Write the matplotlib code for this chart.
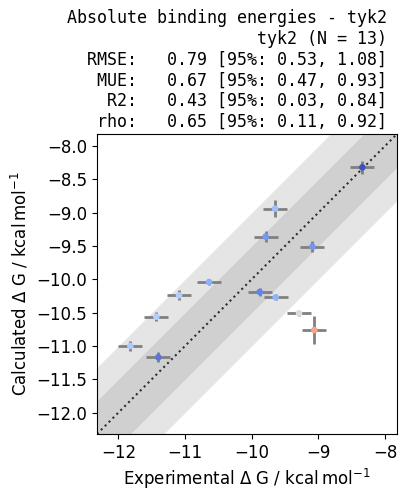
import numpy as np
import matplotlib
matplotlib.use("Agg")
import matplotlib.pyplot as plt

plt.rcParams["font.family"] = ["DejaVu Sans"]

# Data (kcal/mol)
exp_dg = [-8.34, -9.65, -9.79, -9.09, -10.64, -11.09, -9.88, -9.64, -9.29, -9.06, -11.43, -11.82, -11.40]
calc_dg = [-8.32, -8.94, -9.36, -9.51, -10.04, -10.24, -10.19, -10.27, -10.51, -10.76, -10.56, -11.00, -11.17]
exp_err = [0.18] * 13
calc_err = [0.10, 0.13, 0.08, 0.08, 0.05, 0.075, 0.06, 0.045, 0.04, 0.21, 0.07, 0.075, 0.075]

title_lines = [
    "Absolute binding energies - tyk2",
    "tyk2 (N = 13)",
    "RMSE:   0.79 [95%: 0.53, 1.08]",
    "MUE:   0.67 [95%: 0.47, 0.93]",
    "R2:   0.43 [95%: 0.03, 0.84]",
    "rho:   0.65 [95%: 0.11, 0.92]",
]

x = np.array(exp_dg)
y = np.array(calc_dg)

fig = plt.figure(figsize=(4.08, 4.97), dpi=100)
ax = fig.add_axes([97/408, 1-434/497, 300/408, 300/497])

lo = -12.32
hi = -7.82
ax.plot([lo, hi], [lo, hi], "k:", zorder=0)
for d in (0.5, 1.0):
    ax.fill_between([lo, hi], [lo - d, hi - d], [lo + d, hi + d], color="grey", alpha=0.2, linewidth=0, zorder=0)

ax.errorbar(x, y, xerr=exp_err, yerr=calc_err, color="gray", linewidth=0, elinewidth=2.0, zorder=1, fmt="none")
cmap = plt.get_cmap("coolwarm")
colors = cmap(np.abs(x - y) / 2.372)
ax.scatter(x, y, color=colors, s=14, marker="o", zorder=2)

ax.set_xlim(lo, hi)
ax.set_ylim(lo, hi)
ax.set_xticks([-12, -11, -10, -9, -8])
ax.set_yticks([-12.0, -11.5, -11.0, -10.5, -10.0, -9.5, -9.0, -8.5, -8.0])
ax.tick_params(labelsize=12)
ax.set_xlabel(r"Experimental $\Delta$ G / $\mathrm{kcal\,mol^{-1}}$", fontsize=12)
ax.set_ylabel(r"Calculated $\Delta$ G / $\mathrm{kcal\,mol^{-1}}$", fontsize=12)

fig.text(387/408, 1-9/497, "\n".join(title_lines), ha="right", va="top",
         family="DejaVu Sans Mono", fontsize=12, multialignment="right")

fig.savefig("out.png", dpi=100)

####################

Copy out each line of the data containing the string "matplotlib".

[Reply]:
Write the matplotlib code for this chart.
import matplotlib
matplotlib.use("Agg")
import matplotlib.pyplot as plt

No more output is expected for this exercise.